───── DATA SHOWN

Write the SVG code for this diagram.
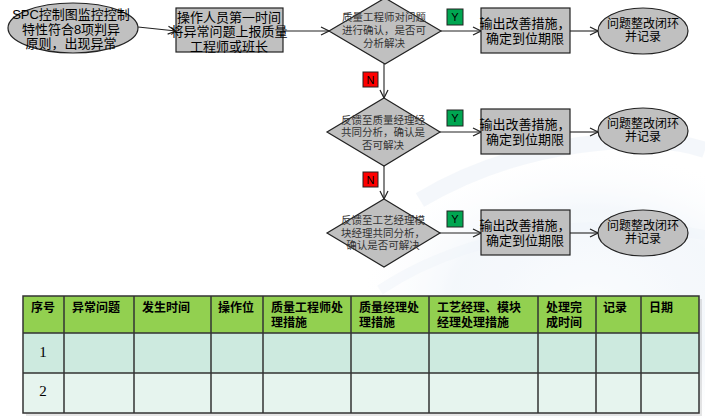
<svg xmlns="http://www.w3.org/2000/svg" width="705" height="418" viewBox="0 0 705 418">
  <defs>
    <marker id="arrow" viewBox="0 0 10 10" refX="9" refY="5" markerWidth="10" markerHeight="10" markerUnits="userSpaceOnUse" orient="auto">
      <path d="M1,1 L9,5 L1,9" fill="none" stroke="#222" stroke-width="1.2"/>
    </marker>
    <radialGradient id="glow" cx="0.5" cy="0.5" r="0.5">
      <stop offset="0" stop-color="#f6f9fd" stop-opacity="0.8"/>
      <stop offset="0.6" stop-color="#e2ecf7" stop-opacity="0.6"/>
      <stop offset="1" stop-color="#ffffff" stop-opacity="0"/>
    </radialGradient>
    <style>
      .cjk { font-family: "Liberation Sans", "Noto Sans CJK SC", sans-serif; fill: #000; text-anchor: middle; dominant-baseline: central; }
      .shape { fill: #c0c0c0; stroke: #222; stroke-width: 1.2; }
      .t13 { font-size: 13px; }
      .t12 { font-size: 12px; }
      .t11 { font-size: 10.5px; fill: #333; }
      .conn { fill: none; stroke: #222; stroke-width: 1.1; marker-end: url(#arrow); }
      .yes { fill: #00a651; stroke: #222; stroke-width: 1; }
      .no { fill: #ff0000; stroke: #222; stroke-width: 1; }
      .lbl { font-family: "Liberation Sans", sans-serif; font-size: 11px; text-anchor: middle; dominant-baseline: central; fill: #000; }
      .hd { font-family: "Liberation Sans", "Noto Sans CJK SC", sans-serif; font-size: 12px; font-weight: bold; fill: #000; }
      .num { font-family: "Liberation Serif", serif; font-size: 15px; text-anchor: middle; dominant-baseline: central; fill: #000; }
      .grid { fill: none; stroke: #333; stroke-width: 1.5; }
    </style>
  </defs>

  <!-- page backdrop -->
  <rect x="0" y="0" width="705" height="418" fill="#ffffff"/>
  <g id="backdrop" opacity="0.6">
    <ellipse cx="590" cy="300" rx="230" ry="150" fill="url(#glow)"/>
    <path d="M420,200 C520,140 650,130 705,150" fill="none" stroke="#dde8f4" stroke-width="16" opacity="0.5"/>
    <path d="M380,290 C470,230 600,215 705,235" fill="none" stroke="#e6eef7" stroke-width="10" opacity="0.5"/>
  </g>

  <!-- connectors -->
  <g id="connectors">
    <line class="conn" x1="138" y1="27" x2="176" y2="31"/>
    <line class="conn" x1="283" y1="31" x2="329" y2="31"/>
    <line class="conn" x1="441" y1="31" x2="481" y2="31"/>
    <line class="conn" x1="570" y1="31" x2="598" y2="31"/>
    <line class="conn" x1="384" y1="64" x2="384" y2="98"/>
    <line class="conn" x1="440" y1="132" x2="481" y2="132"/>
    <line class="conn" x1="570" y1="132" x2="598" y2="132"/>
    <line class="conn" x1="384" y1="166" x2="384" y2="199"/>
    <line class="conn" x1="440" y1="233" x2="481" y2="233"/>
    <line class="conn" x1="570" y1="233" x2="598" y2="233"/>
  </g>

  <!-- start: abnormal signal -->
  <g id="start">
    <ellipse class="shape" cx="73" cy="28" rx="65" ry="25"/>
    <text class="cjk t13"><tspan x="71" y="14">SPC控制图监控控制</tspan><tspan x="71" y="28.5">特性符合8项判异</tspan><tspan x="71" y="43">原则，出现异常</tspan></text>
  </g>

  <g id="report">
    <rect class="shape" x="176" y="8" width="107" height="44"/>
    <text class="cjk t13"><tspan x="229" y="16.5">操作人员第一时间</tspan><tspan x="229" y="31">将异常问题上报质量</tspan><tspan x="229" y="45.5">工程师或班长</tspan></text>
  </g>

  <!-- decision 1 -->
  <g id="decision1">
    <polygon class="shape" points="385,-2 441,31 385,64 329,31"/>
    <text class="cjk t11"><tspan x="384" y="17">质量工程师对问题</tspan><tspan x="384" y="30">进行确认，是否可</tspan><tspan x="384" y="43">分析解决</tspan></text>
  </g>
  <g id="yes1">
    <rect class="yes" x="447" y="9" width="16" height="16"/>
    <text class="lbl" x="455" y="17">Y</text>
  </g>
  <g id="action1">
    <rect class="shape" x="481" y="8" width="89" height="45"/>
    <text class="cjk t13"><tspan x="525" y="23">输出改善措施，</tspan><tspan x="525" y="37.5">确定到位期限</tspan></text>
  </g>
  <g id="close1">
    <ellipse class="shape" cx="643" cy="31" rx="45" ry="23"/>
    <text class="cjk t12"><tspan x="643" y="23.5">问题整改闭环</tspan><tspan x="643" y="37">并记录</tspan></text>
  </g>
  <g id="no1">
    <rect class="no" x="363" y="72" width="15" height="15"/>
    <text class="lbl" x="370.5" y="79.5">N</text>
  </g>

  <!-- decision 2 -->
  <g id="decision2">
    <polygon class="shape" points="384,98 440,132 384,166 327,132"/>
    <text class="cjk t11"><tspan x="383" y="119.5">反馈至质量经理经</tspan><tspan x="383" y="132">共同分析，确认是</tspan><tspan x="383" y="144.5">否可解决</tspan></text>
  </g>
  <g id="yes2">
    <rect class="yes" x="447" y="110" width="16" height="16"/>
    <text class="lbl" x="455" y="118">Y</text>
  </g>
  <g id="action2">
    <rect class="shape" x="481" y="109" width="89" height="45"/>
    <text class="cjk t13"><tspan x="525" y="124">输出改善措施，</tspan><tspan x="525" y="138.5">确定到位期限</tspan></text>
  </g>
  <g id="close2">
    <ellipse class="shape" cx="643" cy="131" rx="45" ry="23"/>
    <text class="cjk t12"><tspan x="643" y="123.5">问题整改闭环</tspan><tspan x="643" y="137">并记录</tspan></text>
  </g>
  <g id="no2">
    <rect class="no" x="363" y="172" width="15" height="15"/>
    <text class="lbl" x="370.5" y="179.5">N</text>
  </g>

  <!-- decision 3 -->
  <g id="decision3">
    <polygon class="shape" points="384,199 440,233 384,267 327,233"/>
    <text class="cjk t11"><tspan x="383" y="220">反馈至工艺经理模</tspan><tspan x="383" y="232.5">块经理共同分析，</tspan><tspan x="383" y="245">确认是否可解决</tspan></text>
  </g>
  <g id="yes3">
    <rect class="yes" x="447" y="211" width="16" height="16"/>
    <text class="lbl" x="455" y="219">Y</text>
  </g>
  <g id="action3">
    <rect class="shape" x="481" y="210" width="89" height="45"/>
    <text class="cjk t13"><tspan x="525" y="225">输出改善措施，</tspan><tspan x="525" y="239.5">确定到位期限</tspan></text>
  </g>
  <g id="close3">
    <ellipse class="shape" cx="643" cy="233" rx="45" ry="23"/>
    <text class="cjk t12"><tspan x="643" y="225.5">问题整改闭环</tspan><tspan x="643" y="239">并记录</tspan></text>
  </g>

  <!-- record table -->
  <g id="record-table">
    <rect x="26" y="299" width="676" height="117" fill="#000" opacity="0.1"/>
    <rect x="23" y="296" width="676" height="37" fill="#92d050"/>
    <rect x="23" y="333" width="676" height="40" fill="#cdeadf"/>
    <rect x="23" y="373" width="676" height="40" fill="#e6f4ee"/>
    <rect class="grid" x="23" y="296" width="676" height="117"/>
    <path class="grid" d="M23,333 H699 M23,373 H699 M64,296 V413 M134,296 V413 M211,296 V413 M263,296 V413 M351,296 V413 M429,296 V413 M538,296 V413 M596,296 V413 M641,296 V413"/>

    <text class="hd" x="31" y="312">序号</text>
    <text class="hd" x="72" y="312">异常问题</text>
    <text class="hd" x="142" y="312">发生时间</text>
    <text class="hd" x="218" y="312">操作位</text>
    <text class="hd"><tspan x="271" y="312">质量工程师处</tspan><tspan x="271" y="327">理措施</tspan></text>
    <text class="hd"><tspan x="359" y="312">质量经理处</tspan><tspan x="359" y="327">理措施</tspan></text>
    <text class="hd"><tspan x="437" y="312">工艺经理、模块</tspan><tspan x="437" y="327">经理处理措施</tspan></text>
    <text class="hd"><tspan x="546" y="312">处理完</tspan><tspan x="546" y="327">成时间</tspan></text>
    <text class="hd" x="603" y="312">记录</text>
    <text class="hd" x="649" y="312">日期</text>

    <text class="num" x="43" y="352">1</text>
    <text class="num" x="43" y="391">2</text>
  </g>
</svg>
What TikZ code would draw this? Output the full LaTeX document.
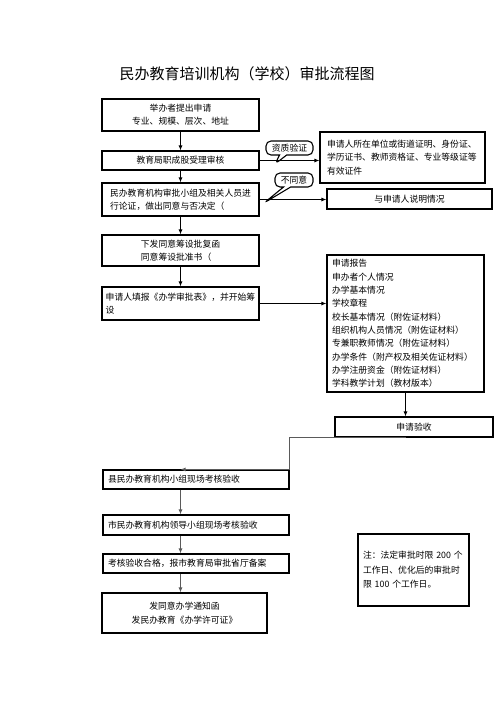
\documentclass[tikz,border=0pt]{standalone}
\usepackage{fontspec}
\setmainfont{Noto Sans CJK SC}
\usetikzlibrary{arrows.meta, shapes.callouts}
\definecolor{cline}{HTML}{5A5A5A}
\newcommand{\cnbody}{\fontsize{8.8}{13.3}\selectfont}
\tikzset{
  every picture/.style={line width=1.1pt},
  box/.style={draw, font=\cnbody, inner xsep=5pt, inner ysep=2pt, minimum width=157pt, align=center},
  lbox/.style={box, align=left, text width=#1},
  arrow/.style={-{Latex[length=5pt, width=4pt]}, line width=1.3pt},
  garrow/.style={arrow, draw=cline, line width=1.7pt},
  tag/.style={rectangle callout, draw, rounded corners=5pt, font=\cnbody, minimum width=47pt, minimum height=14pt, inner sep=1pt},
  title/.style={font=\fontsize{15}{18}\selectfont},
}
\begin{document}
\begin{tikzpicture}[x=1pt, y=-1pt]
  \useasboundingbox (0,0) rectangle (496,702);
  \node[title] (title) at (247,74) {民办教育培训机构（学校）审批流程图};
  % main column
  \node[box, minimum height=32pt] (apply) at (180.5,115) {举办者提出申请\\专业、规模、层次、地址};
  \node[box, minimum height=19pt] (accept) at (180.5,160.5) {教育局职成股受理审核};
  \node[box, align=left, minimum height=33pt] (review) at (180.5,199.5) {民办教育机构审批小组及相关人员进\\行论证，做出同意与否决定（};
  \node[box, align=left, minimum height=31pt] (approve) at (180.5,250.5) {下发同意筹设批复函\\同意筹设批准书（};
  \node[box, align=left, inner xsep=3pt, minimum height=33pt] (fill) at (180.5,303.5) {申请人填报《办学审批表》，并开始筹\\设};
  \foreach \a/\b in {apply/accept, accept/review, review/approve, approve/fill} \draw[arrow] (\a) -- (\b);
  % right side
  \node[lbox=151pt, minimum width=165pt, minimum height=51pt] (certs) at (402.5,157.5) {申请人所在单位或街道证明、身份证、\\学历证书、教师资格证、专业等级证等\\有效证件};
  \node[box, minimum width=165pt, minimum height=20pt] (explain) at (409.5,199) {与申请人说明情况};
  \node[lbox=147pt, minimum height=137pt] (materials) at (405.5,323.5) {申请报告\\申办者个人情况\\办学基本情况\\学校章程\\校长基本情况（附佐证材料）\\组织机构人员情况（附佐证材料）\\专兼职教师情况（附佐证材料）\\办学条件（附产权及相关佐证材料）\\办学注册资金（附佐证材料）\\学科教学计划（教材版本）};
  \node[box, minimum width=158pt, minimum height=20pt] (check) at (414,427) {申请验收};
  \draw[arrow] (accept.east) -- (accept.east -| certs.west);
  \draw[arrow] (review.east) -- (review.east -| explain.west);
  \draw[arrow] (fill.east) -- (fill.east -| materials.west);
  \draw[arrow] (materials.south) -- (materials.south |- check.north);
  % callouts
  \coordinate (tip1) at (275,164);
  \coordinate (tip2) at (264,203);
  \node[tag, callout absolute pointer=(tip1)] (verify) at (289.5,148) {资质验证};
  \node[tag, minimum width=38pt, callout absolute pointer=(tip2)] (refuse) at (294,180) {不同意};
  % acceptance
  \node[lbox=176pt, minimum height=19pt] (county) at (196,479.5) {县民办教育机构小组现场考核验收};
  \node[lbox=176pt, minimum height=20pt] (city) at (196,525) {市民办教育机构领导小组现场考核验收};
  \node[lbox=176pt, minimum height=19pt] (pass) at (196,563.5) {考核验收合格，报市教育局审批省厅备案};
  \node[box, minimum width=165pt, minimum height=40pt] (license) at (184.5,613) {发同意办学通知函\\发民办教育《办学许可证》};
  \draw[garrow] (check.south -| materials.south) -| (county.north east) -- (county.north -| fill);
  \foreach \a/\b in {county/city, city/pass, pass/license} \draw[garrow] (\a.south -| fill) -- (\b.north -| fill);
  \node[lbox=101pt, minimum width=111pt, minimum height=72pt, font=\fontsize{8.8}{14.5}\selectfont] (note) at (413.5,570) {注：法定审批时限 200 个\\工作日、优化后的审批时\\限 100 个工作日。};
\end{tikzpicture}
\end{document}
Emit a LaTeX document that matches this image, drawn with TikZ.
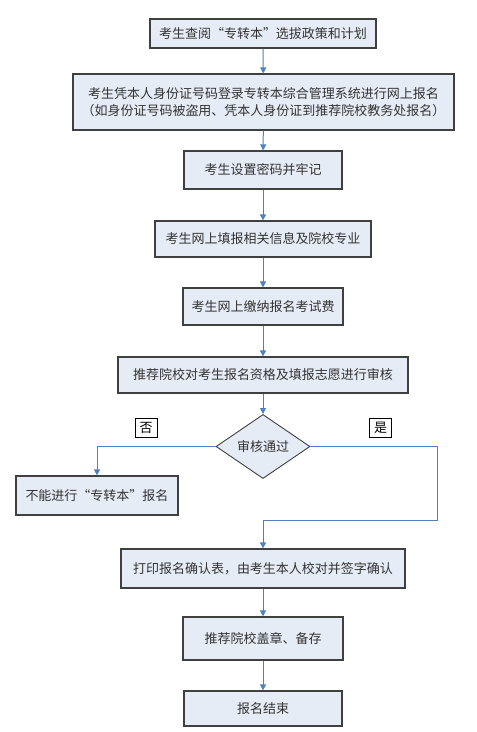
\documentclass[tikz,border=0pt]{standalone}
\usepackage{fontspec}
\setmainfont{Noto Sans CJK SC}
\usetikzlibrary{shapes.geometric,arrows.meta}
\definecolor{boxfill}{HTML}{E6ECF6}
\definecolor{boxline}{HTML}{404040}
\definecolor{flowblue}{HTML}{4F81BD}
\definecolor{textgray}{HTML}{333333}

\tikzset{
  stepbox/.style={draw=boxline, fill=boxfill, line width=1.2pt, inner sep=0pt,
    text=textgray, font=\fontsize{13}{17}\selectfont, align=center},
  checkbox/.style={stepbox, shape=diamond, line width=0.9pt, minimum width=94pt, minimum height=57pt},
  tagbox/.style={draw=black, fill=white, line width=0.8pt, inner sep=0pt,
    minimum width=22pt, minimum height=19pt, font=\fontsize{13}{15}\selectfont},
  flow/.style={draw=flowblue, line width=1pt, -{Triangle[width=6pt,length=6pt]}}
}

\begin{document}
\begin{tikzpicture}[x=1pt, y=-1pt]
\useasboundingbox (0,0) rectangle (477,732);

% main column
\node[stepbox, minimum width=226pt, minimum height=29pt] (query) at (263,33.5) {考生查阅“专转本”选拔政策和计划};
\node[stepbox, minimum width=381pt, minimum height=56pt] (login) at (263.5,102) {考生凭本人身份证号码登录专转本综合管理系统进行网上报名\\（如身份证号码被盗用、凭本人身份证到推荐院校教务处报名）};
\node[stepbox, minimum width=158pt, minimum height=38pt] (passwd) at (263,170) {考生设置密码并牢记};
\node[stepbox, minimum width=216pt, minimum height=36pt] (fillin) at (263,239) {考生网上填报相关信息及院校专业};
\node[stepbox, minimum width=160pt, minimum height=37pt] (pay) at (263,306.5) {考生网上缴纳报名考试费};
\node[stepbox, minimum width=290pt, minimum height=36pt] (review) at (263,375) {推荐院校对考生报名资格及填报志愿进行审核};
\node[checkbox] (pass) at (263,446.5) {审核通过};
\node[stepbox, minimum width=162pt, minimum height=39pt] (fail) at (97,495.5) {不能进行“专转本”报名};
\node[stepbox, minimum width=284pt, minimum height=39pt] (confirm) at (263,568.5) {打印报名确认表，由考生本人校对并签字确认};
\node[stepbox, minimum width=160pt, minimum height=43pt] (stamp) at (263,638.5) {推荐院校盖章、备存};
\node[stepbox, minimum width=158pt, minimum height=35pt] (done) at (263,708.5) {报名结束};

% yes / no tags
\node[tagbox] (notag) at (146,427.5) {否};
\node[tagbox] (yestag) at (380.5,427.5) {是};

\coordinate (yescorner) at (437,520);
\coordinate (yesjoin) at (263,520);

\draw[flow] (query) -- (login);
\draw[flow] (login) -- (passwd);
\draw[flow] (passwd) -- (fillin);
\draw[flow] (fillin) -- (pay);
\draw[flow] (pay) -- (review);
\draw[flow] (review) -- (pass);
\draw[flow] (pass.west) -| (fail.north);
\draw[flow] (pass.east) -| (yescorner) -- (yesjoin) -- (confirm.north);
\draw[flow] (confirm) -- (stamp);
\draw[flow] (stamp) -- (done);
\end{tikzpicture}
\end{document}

──────────

**WRITTEN REQUEST:** Out of the records above, set down only the lines from the one that contains "Emit a LaTeX" through the one that contains "(0,0) rectangle (477,732);", unchanged and without the pictures.

**COMPLETE OUTPUT:**
Emit a LaTeX document that matches this image, drawn with TikZ.
\documentclass[tikz,border=0pt]{standalone}
\usepackage{fontspec}
\setmainfont{Noto Sans CJK SC}
\usetikzlibrary{shapes.geometric,arrows.meta}
\definecolor{boxfill}{HTML}{E6ECF6}
\definecolor{boxline}{HTML}{404040}
\definecolor{flowblue}{HTML}{4F81BD}
\definecolor{textgray}{HTML}{333333}

\tikzset{
  stepbox/.style={draw=boxline, fill=boxfill, line width=1.2pt, inner sep=0pt,
    text=textgray, font=\fontsize{13}{17}\selectfont, align=center},
  checkbox/.style={stepbox, shape=diamond, line width=0.9pt, minimum width=94pt, minimum height=57pt},
  tagbox/.style={draw=black, fill=white, line width=0.8pt, inner sep=0pt,
    minimum width=22pt, minimum height=19pt, font=\fontsize{13}{15}\selectfont},
  flow/.style={draw=flowblue, line width=1pt, -{Triangle[width=6pt,length=6pt]}}
}

\begin{document}
\begin{tikzpicture}[x=1pt, y=-1pt]
\useasboundingbox (0,0) rectangle (477,732);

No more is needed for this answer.